-------- Material --------
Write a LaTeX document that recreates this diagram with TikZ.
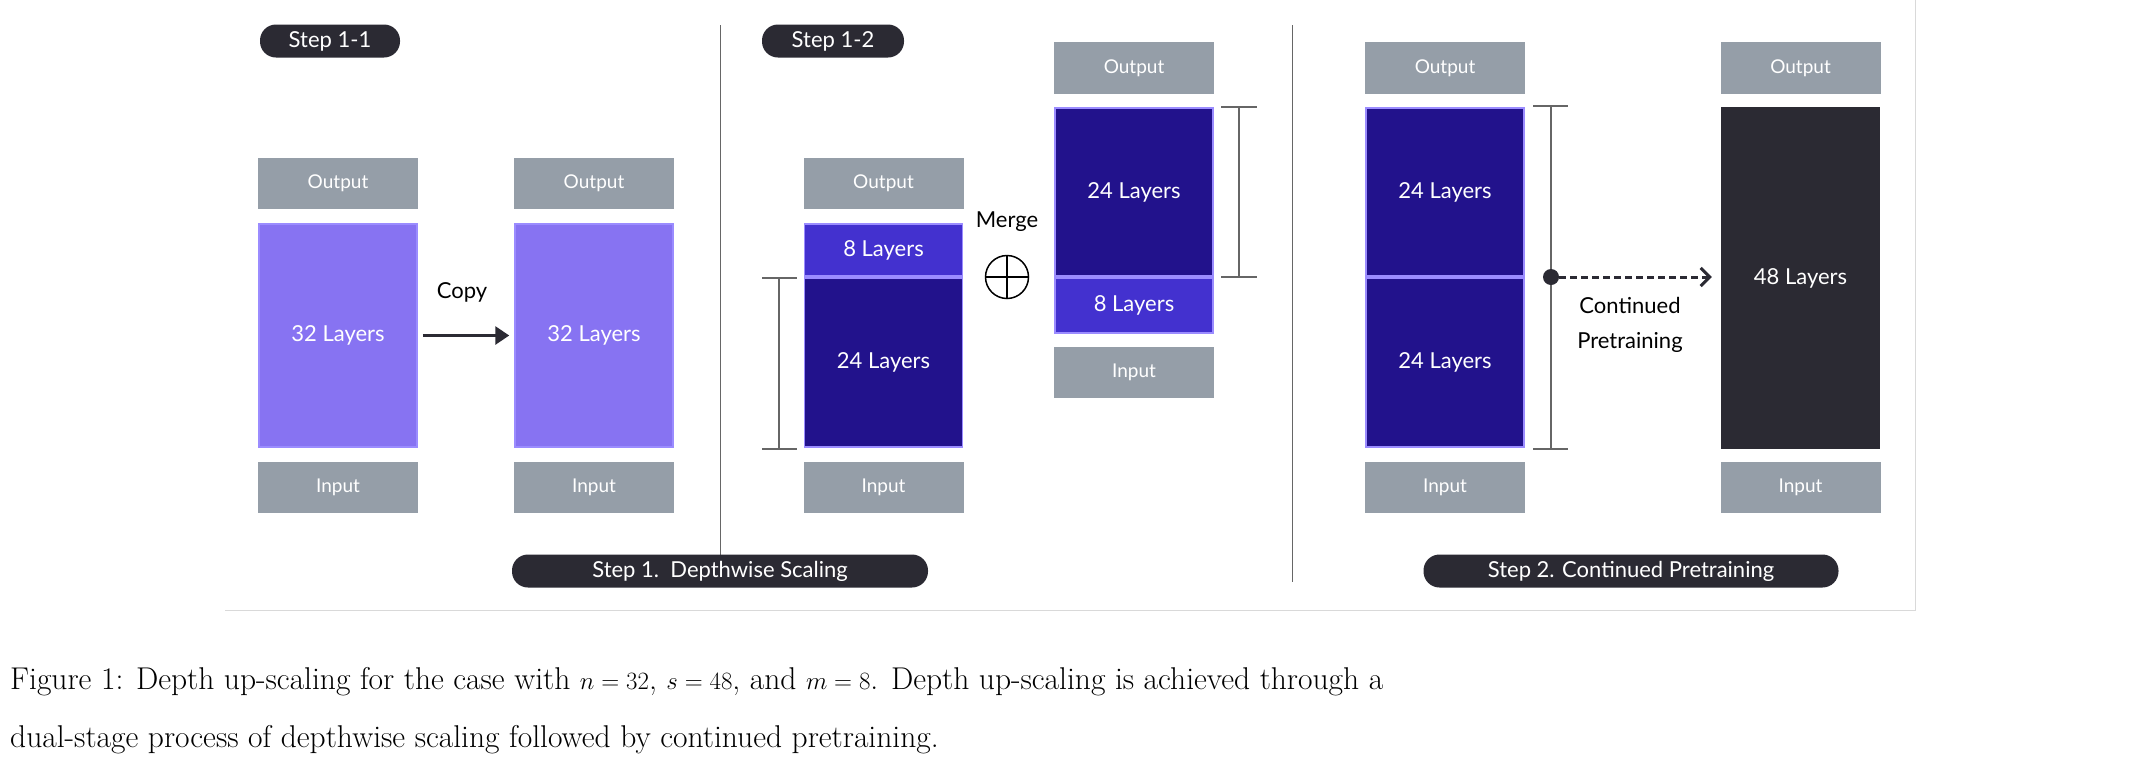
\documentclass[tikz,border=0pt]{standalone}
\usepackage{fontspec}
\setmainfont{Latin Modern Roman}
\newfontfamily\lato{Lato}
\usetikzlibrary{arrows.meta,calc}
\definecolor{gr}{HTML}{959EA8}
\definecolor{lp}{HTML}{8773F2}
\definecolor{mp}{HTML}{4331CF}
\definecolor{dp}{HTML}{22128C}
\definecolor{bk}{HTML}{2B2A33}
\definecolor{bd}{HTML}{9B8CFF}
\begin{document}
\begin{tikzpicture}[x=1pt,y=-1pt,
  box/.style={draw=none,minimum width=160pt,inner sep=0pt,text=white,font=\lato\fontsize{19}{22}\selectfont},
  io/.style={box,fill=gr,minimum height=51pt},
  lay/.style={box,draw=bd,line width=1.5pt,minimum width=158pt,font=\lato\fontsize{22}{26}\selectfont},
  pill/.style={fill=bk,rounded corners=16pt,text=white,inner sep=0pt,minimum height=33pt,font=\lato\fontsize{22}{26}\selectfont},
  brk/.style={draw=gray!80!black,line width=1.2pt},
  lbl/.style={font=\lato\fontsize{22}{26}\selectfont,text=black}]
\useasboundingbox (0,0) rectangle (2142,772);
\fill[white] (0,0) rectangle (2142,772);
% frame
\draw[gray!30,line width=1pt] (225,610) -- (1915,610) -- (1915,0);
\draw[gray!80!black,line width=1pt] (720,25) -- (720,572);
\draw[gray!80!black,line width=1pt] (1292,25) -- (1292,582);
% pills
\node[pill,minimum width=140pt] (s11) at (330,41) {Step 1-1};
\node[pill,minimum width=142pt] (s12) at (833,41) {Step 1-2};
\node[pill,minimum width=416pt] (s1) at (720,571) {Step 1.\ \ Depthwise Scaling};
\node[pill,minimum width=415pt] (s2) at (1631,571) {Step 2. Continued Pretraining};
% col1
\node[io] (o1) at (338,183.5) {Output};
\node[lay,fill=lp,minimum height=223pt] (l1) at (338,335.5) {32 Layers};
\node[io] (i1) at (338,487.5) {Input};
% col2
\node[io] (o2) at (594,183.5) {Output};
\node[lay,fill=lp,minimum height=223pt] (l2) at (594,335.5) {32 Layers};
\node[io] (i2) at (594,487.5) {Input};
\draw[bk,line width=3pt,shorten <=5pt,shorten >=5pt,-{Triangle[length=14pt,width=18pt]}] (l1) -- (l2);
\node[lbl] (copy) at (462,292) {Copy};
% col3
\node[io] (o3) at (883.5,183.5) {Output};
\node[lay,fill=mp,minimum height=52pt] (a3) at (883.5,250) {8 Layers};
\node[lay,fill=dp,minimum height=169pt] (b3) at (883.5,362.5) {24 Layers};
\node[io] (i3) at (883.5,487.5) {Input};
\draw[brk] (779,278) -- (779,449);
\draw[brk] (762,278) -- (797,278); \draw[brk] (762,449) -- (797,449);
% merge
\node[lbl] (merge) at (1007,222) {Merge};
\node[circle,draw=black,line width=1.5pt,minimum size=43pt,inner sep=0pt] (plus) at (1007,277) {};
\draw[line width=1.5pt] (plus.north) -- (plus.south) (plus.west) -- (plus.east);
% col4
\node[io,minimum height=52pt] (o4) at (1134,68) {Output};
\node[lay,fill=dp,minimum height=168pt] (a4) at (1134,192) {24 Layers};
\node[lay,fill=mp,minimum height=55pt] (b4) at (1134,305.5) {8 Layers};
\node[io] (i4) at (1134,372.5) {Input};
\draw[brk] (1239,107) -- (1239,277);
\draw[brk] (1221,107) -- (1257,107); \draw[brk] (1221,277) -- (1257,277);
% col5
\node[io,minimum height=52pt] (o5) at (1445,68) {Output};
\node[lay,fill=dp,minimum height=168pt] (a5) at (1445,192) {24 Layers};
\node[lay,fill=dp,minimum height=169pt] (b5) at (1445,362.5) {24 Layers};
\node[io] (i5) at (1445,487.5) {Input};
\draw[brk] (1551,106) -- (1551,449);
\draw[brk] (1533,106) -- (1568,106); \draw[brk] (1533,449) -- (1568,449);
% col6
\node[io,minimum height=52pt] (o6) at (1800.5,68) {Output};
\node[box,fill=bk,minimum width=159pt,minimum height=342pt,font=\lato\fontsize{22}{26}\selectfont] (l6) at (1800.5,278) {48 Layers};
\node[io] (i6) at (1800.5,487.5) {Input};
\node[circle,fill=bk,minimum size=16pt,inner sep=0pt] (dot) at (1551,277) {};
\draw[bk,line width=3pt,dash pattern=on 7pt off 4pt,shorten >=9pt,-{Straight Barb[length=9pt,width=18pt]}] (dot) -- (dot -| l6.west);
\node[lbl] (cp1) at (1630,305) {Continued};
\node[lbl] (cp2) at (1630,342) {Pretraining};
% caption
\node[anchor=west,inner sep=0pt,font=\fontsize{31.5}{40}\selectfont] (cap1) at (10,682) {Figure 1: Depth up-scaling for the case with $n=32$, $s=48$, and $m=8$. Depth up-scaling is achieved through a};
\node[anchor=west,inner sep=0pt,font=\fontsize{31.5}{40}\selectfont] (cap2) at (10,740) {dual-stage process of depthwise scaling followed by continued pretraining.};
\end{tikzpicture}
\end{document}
--------
* _What to do_: Send back the data above word for word, with the pictures left out.

* _Task answer_:
Write a LaTeX document that recreates this diagram with TikZ.
\documentclass[tikz,border=0pt]{standalone}
\usepackage{fontspec}
\setmainfont{Latin Modern Roman}
\newfontfamily\lato{Lato}
\usetikzlibrary{arrows.meta,calc}
\definecolor{gr}{HTML}{959EA8}
\definecolor{lp}{HTML}{8773F2}
\definecolor{mp}{HTML}{4331CF}
\definecolor{dp}{HTML}{22128C}
\definecolor{bk}{HTML}{2B2A33}
\definecolor{bd}{HTML}{9B8CFF}
\begin{document}
\begin{tikzpicture}[x=1pt,y=-1pt,
  box/.style={draw=none,minimum width=160pt,inner sep=0pt,text=white,font=\lato\fontsize{19}{22}\selectfont},
  io/.style={box,fill=gr,minimum height=51pt},
  lay/.style={box,draw=bd,line width=1.5pt,minimum width=158pt,font=\lato\fontsize{22}{26}\selectfont},
  pill/.style={fill=bk,rounded corners=16pt,text=white,inner sep=0pt,minimum height=33pt,font=\lato\fontsize{22}{26}\selectfont},
  brk/.style={draw=gray!80!black,line width=1.2pt},
  lbl/.style={font=\lato\fontsize{22}{26}\selectfont,text=black}]
\useasboundingbox (0,0) rectangle (2142,772);
\fill[white] (0,0) rectangle (2142,772);
% frame
\draw[gray!30,line width=1pt] (225,610) -- (1915,610) -- (1915,0);
\draw[gray!80!black,line width=1pt] (720,25) -- (720,572);
\draw[gray!80!black,line width=1pt] (1292,25) -- (1292,582);
% pills
\node[pill,minimum width=140pt] (s11) at (330,41) {Step 1-1};
\node[pill,minimum width=142pt] (s12) at (833,41) {Step 1-2};
\node[pill,minimum width=416pt] (s1) at (720,571) {Step 1.\ \ Depthwise Scaling};
\node[pill,minimum width=415pt] (s2) at (1631,571) {Step 2. Continued Pretraining};
% col1
\node[io] (o1) at (338,183.5) {Output};
\node[lay,fill=lp,minimum height=223pt] (l1) at (338,335.5) {32 Layers};
\node[io] (i1) at (338,487.5) {Input};
% col2
\node[io] (o2) at (594,183.5) {Output};
\node[lay,fill=lp,minimum height=223pt] (l2) at (594,335.5) {32 Layers};
\node[io] (i2) at (594,487.5) {Input};
\draw[bk,line width=3pt,shorten <=5pt,shorten >=5pt,-{Triangle[length=14pt,width=18pt]}] (l1) -- (l2);
\node[lbl] (copy) at (462,292) {Copy};
% col3
\node[io] (o3) at (883.5,183.5) {Output};
\node[lay,fill=mp,minimum height=52pt] (a3) at (883.5,250) {8 Layers};
\node[lay,fill=dp,minimum height=169pt] (b3) at (883.5,362.5) {24 Layers};
\node[io] (i3) at (883.5,487.5) {Input};
\draw[brk] (779,278) -- (779,449);
\draw[brk] (762,278) -- (797,278); \draw[brk] (762,449) -- (797,449);
% merge
\node[lbl] (merge) at (1007,222) {Merge};
\node[circle,draw=black,line width=1.5pt,minimum size=43pt,inner sep=0pt] (plus) at (1007,277) {};
\draw[line width=1.5pt] (plus.north) -- (plus.south) (plus.west) -- (plus.east);
% col4
\node[io,minimum height=52pt] (o4) at (1134,68) {Output};
\node[lay,fill=dp,minimum height=168pt] (a4) at (1134,192) {24 Layers};
\node[lay,fill=mp,minimum height=55pt] (b4) at (1134,305.5) {8 Layers};
\node[io] (i4) at (1134,372.5) {Input};
\draw[brk] (1239,107) -- (1239,277);
\draw[brk] (1221,107) -- (1257,107); \draw[brk] (1221,277) -- (1257,277);
% col5
\node[io,minimum height=52pt] (o5) at (1445,68) {Output};
\node[lay,fill=dp,minimum height=168pt] (a5) at (1445,192) {24 Layers};
\node[lay,fill=dp,minimum height=169pt] (b5) at (1445,362.5) {24 Layers};
\node[io] (i5) at (1445,487.5) {Input};
\draw[brk] (1551,106) -- (1551,449);
\draw[brk] (1533,106) -- (1568,106); \draw[brk] (1533,449) -- (1568,449);
% col6
\node[io,minimum height=52pt] (o6) at (1800.5,68) {Output};
\node[box,fill=bk,minimum width=159pt,minimum height=342pt,font=\lato\fontsize{22}{26}\selectfont] (l6) at (1800.5,278) {48 Layers};
\node[io] (i6) at (1800.5,487.5) {Input};
\node[circle,fill=bk,minimum size=16pt,inner sep=0pt] (dot) at (1551,277) {};
\draw[bk,line width=3pt,dash pattern=on 7pt off 4pt,shorten >=9pt,-{Straight Barb[length=9pt,width=18pt]}] (dot) -- (dot -| l6.west);
\node[lbl] (cp1) at (1630,305) {Continued};
\node[lbl] (cp2) at (1630,342) {Pretraining};
% caption
\node[anchor=west,inner sep=0pt,font=\fontsize{31.5}{40}\selectfont] (cap1) at (10,682) {Figure 1: Depth up-scaling for the case with $n=32$, $s=48$, and $m=8$. Depth up-scaling is achieved through a};
\node[anchor=west,inner sep=0pt,font=\fontsize{31.5}{40}\selectfont] (cap2) at (10,740) {dual-stage process of depthwise scaling followed by continued pretraining.};
\end{tikzpicture}
\end{document}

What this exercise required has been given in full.